For years, farmers from Lorien in Rumuruti ward, Laikipia County have been braving cold nights in order to ensure their crops are not destroyed by elephants that roam in the area freely.
The farmers would also use all manner of crude methods to drive away the wild animals including lighting fire to scare them when they encroach into the farms unnoticed, all aimed at ensuring they harvest what they plant, but sometimes, the colossus animals would destroy hundreds of farms, leaving residents counting losses.
However, this now is the thing of the past after the commissioning of 12 kilometres of solar powered electrical fence at a cost of Sh9 million, covering four villages of Kapkures, Tuigen, Narock and Ol Arinyiro to shield the residents from human-wildlife conflict in the vast Rumuruti ward.
“The project was established due to the challenges brought by elephants encroaching on farm areas. Elephants have been destroying crops and even threatening lives and sometimes killing people,” Joel Murei, Lorien Agroforestry project for sustainability land development Chairperson told KNA.
He revealed that since the fence was erected in the area by Kenya Smart Climate Agriculture project (KSCAP), the project donors, wild animals’ encroachment has reduced by over 80 per cent.
“Since the project was implemented, encroachment has reduced. For instance, since 2020, we have had only five encroachments. It’s a success compared to previous years where human-wild conflict was rampant,” added Murei.

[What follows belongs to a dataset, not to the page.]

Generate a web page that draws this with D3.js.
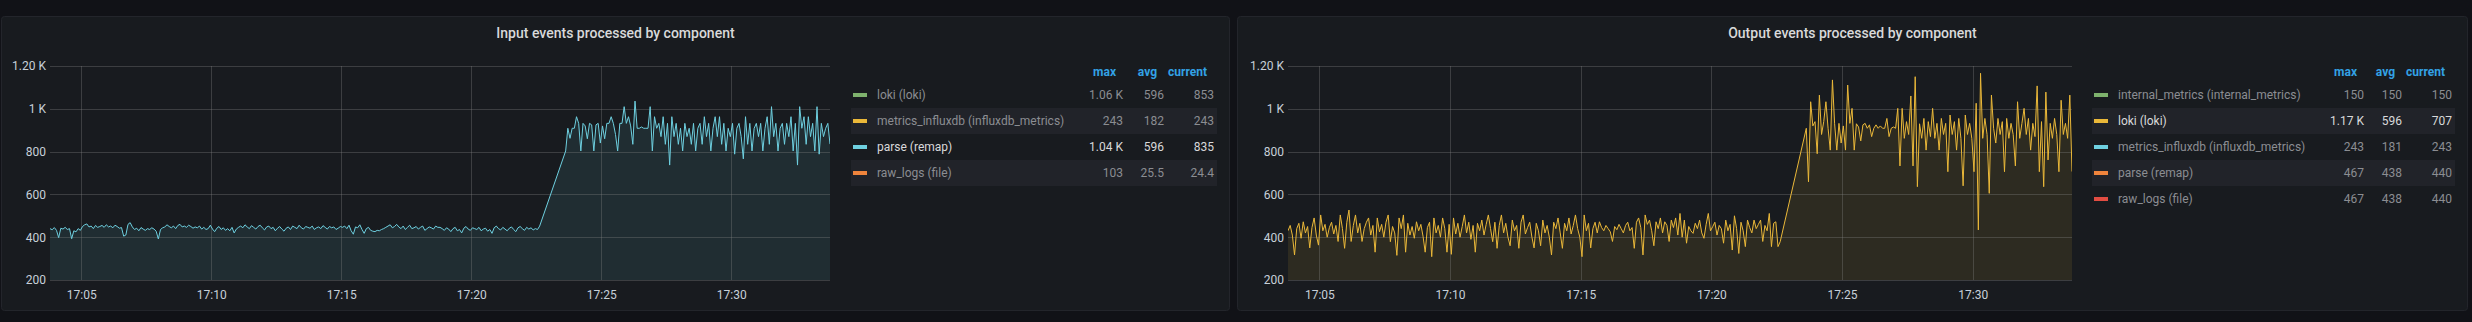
<!DOCTYPE html>
<html>
<head>
<meta charset="utf-8">
<script src="https://cdn.jsdelivr.net/npm/d3@7/dist/d3.min.js"></script>
<style>
  html, body { margin: 0; padding: 0; background: #111217; }
  svg text { font-family: Roboto, "Noto Sans", sans-serif; }
</style>
</head>
<body>
<svg id="chart" width="2472" height="322"></svg>
<script>
// ---- time range (5 s samples) ----
const timeStart = new Date(2021, 5, 14, 17, 3, 48);
const timeEnd = new Date(2021, 5, 14, 17, 33, 48);
const stepSeconds = 5;

// ---- y axis ----
const yDomain = [200, 1200];
const yTicks = [200, 400, 600, 800, 1000, 1200];
const yTickLabels = ["200", "400", "600", "800", "1 K", "1.20 K"];

// ---- legend ----
const statHeaders = ["max", "avg", "current"];
const seriesColors = ["#7eb26d", "#eab839", "#6ed0e0", "#ef843c", "#e24d42"];

const inputNames = ["loki (loki)", "metrics_influxdb (influxdb_metrics)", "parse (remap)", "raw_logs (file)"];
const inputMax = ["1.06 K", "243", "1.04 K", "103"];
const inputAvg = ["596", "182", "596", "25.5"];
const inputCurrent = ["853", "243", "835", "24.4"];

const outputNames = ["internal_metrics (internal_metrics)", "loki (loki)", "metrics_influxdb (influxdb_metrics)", "parse (remap)", "raw_logs (file)"];
const outputMax = ["150", "1.17 K", "243", "467", "467"];
const outputAvg = ["150", "596", "181", "438", "438"];
const outputCurrent = ["150", "707", "243", "440", "440"];

// ---- parse (remap) input events/s, before and after the collection gap ----
const parseBefore = [
  440, 435, 445, 432, 398, 442, 438, 446, 436, 440,
  393, 430, 425, 440, 432, 450, 458, 462, 448, 452,
  440, 455, 446, 450, 455, 446, 458, 448, 452, 444,
  456, 450, 442, 445, 405, 410, 460, 468, 448, 436,
  442, 430, 445, 438, 432, 440, 436, 444, 438, 428,
  392, 436, 444, 448, 458, 450, 444, 452, 440, 455,
  460, 448, 452, 446, 456, 450, 442, 448, 444, 452,
  438, 446, 436, 440, 456, 438, 426, 442, 450, 436,
  444, 432, 440, 430, 446, 420, 438, 446, 452, 444,
  458, 448, 440, 454, 446, 438, 450, 456, 444, 434,
  448, 452, 440, 446, 430, 442, 450, 438, 428, 442,
  448, 436, 452, 446, 440, 456, 444, 438, 450, 446,
  442, 452, 436, 444, 448, 440, 454, 446, 438, 450,
  444, 448, 436, 442, 450, 446, 452, 440, 456, 430,
  414, 448, 444, 458, 436, 418, 440, 446, 432, 428,
  426, 432, 430, 436, 440, 446, 452, 458, 444, 450,
  460, 448, 440, 452, 436, 446, 456, 440, 444, 450,
  438, 446, 452, 432, 440, 448, 444, 438, 452, 446,
  446, 440, 432, 444, 438, 426, 440, 446, 430, 436,
  420, 442, 450, 438, 432, 444, 440, 436, 446, 430,
  438, 442, 428, 436, 418, 444, 452, 440, 434, 446,
  438, 430, 442, 448, 436, 426, 444, 450, 440, 432,
  446, 438, 444, 434, 440, 436, 452
];
const parseAfter = [
  803, 909, 862, 909, 909, 963, 932, 803, 932, 920,
  860, 932, 925, 803, 925, 932, 840, 920, 860, 932,
  932, 963, 932, 880, 803, 932, 932, 1010, 932, 963,
  920, 834, 1036, 909, 909, 915, 909, 909, 909, 1010,
  803, 963, 909, 932, 870, 963, 834, 932, 737, 963,
  870, 932, 834, 909, 803, 932, 870, 909, 834, 932,
  803, 909, 932, 834, 963, 870, 932, 803, 909, 963,
  870, 963, 834, 932, 803, 909, 870, 932, 788, 909,
  932, 870, 766, 963, 834, 932, 803, 909, 932, 870,
  932, 803, 909, 963, 834, 1010, 870, 932, 803, 909,
  932, 834, 932, 870, 963, 803, 932, 737, 1010, 909,
  963, 834, 963, 870, 932, 803, 1010, 788, 932, 870,
  909, 932, 835
];

// ---- loki (loki) output events/s, before and after the collection gap ----
const lokiBefore = [
  430, 455, 410, 317, 440, 465, 395, 472, 420, 450,
  350, 445, 490, 410, 363, 504, 430, 460, 400, 445,
  470, 415, 455, 380, 504, 440, 348, 470, 527, 380,
  455, 504, 420, 465, 380, 440, 470, 490, 410, 455,
  330, 490, 425, 460, 400, 470, 504, 379, 450, 420,
  315, 490, 440, 504, 330, 465, 410, 450, 395, 472,
  430, 460, 405, 330, 445, 470, 309, 490, 420, 455,
  400, 490, 440, 330, 460, 320, 490, 415, 465, 400,
  450, 504, 420, 470, 390, 455, 330, 465, 430, 480,
  410, 460, 504, 440, 379, 470, 348, 455, 504, 420,
  465, 400, 360, 480, 430, 455, 348, 470, 504, 415,
  445, 470, 400, 350, 465, 430, 360, 480, 420, 455,
  400, 317, 470, 440, 490, 420, 348, 465, 430, 490,
  415, 455, 504, 440, 400, 309, 504, 430, 465, 350,
  440, 470, 420, 472, 445, 430, 455, 440, 425, 380,
  450, 435, 460, 440, 420, 455, 470, 430, 445, 348,
  470, 490, 445, 317, 504, 460, 480, 430, 360, 472,
  440, 490, 420, 472, 455, 380, 480, 445, 490, 410,
  511, 400, 480, 372, 450, 430, 418, 465, 440, 480,
  420, 395, 460, 511, 430, 449, 470, 410, 455, 440,
  372, 480, 430, 460, 340, 500, 440, 324, 470, 430,
  356, 480, 445, 420, 480, 440, 460, 480, 380, 455,
  430, 511, 356, 465, 472, 356, 379
];
const lokiAfter = [
  909, 659, 1033, 920, 940, 790, 1064, 880, 940, 1033,
  909, 807, 1135, 930, 807, 932, 840, 920, 807, 1111,
  932, 1002, 807, 930, 915, 850, 925, 932, 909, 925,
  870, 909, 925, 909, 920, 909, 909, 955, 870, 909,
  915, 909, 1002, 733, 1002, 862, 940, 880, 1060, 733,
  1150, 636, 930, 862, 955, 807, 940, 870, 1002, 862,
  932, 807, 955, 880, 932, 706, 971, 880, 940, 807,
  955, 862, 640, 971, 880, 932, 862, 706, 1026, 434,
  1166, 862, 955, 880, 605, 1064, 909, 840, 955, 880,
  940, 706, 955, 862, 932, 880, 733, 1033, 862, 932,
  1002, 880, 955, 807, 932, 870, 1107, 706, 940, 636,
  1078, 761, 932, 862, 955, 880, 706, 1040, 880, 932,
  862, 1064, 707
];

// ---- panels ----
const panels = [
  {
    title: "Input events processed by component",
    box: { x: 1.5, y: 16.5, w: 1228, h: 294 },
    plot: { left: 50, right: 830, top: 66, bottom: 280 },
    legend: { rowLeft: 851, rowRight: 1217, swatchX: 853, labelX: 877, cols: [1123, 1164, 1214] },
    names: inputNames, stats: [inputMax, inputAvg, inputCurrent],
    shown: 2, before: parseBefore, after: parseAfter
  },
  {
    title: "Output events processed by component",
    box: { x: 1237.5, y: 16.5, w: 1230, h: 294 },
    plot: { left: 1288, right: 2072, top: 66, bottom: 280 },
    legend: { rowLeft: 2092, rowRight: 2455, swatchX: 2094, labelX: 2118, cols: [2364, 2402, 2452] },
    names: outputNames, stats: [outputMax, outputAvg, outputCurrent],
    shown: 1, before: lokiBefore, after: lokiAfter
  }
];

const svg = d3.select("#chart");
const fmtTime = d3.timeFormat("%H:%M");

panels.forEach((p, pi) => {
  const g = svg.append("g");

  g.append("rect")
    .attr("x", p.box.x).attr("y", p.box.y)
    .attr("width", p.box.w).attr("height", p.box.h)
    .attr("rx", 3)
    .attr("fill", "#181b1f")
    .attr("stroke", "#23252b");

  g.append("text")
    .attr("x", p.box.x + p.box.w / 2).attr("y", 38)
    .attr("text-anchor", "middle")
    .attr("font-size", 14).attr("font-weight", 500)
    .attr("fill", "#d8d9da")
    .text(p.title);

  const x = d3.scaleTime().domain([timeStart, timeEnd]).range([p.plot.left, p.plot.right]);
  const y = d3.scaleLinear().domain(yDomain).range([p.plot.bottom, p.plot.top]);

  // grid
  const xTicks = x.ticks(d3.timeMinute.every(5));
  const grid = g.append("g").attr("stroke", "rgba(128,128,128,0.35)").attr("stroke-width", 1);

  // series points: first block from the start, second block ending at the range end
  const color = seriesColors[p.shown];
  const pts = p.before.map((v, i) => ({ t: new Date(+timeStart + i * stepSeconds * 1000), v }))
    .concat(p.after.map((v, i) => ({ t: new Date(+timeEnd - (p.after.length - 1 - i) * stepSeconds * 1000), v })));

  const clipId = "clip" + pi;
  g.append("clipPath").attr("id", clipId)
    .append("rect")
    .attr("x", p.plot.left).attr("y", p.plot.top)
    .attr("width", p.plot.right - p.plot.left).attr("height", p.plot.bottom - p.plot.top);

  const area = d3.area().x(d => x(d.t)).y0(p.plot.bottom).y1(d => y(d.v));
  const line = d3.line().x(d => x(d.t)).y(d => y(d.v));

  g.append("path").datum(pts)
    .attr("clip-path", `url(#${clipId})`)
    .attr("d", area)
    .attr("fill", color).attr("fill-opacity", 0.1);

  grid.selectAll("line.h").data(yTicks).join("line")
    .attr("class", "h")
    .attr("x1", p.plot.left).attr("x2", p.plot.right)
    .attr("y1", d => Math.round(y(d)) + 0.5).attr("y2", d => Math.round(y(d)) + 0.5);
  grid.selectAll("line.v").data(xTicks).join("line")
    .attr("class", "v")
    .attr("x1", d => Math.round(x(d)) + 0.5).attr("x2", d => Math.round(x(d)) + 0.5)
    .attr("y1", p.plot.top).attr("y2", p.plot.bottom);
  grid.raise();

  g.append("path").datum(pts)
    .attr("clip-path", `url(#${clipId})`)
    .attr("d", line)
    .attr("fill", "none")
    .attr("stroke", color).attr("stroke-width", 1);

  // y axis labels
  const yAxis = d3.axisLeft(y).tickValues(yTicks).tickSize(0).tickPadding(4)
    .tickFormat((d, i) => yTickLabels[i]);
  const ya = g.append("g").attr("transform", `translate(${p.plot.left},0)`).call(yAxis);
  ya.select(".domain").remove();
  ya.selectAll("text").attr("font-size", 12).attr("fill", "#c7d0d9").attr("font-family", "Roboto");

  // x axis labels
  const xAxis = d3.axisBottom(x).tickValues(xTicks).tickSize(0).tickPadding(10).tickFormat(fmtTime);
  const xa = g.append("g").attr("transform", `translate(0,${p.plot.bottom})`).call(xAxis);
  xa.select(".domain").remove();
  xa.selectAll("text").attr("font-size", 12).attr("fill", "#c7d0d9").attr("font-family", "Roboto");

  // legend table
  const L = p.legend;
  const rowY = i => 95 + i * 26;
  statHeaders.forEach((h, ci) => {
    g.append("text")
      .attr("x", L.cols[ci] - 7).attr("y", 76)
      .attr("text-anchor", "end")
      .attr("font-size", 12).attr("font-weight", 700)
      .attr("fill", "#33a2e5")
      .text(h);
  });
  p.names.forEach((name, ri) => {
    const cy = rowY(ri);
    const active = ri === p.shown;
    if (ri % 2 === 1) {
      g.append("rect")
        .attr("x", L.rowLeft).attr("y", cy - 13)
        .attr("width", L.rowRight - L.rowLeft).attr("height", 26)
        .attr("fill", "#212329");
    }
    g.append("rect")
      .attr("x", L.swatchX).attr("y", cy - 2)
      .attr("width", 14).attr("height", 4)
      .attr("fill", seriesColors[ri]);
    const tc = active ? "#d8d9da" : "#8b8d92";
    g.append("text")
      .attr("x", L.labelX).attr("y", cy + 4)
      .attr("font-size", 12).attr("fill", tc)
      .text(name);
    p.stats.forEach((col, ci) => {
      g.append("text")
        .attr("x", L.cols[ci]).attr("y", cy + 4)
        .attr("text-anchor", "end")
        .attr("font-size", 12).attr("fill", tc)
        .text(col[ri]);
    });
  });
});
</script>
</body>
</html>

He further noted that despite the ongoing drought in the area, residents are safe from wild animals’ attack, adding that elephants would leave nothing to chance since they would destroy infrastructure like fences.
He further said the fence was joined with Rumuruti-Marmanet and Inapmoi fences for complete security.
Kiptoo Rugut, Narock village resident lauded KSCAP for supporting them with the project which he noted they could not have afforded on their own. “We can now sleep, we thank them (KSCAP) for sponsoring this project. Earlier, human-wildlife conflict was a nightmare. Elephants can’t encroach our farms now,” said Rugut.
Laikipia county KSCAP project coordinator Muriuki Kiboi speaking said in their endeavour to build resilience to residents on agricultural value chains, they noticed human-wildlife conflict was rampant in the area thus their funding the solar powered fence to enable farmers benefit from their agriculture products.
“There was a challenge on the implementation of the agriculture projects in Lorien due to human-wildlife conflict and the farmers had identified this as a major challenge in their community integrated action plan. Thus we realised without protecting the area especially from elephants, the project would not be successful,” revealed Kiboi.
He said the Agroforestry and solar powered fence had cost Sh18 million and that they decided to use solar powered electrical fences since all their projects are geared towards protecting the environment.
The coordinator said, through Lorien agroforestry for sustainable land development which focuses on growing agroforestry trees, farmers had benefited from 17, 200 mango seedlings planted in approximately 300 acres of land. Kiboi further noted, residents received 110 beehives to enhance protection of the elephant’s encroachment. He said, after the commissioning of the fence, residents would be expected to manage it.
Kenya Climate Smart Agriculture Project is a government project jointly supported by the World bank targeting to enhance climate smart agriculture practices among small scale farmers, agro- pastoralists and pastoralists communities in arid and semi-arid areas. The project started in 2018.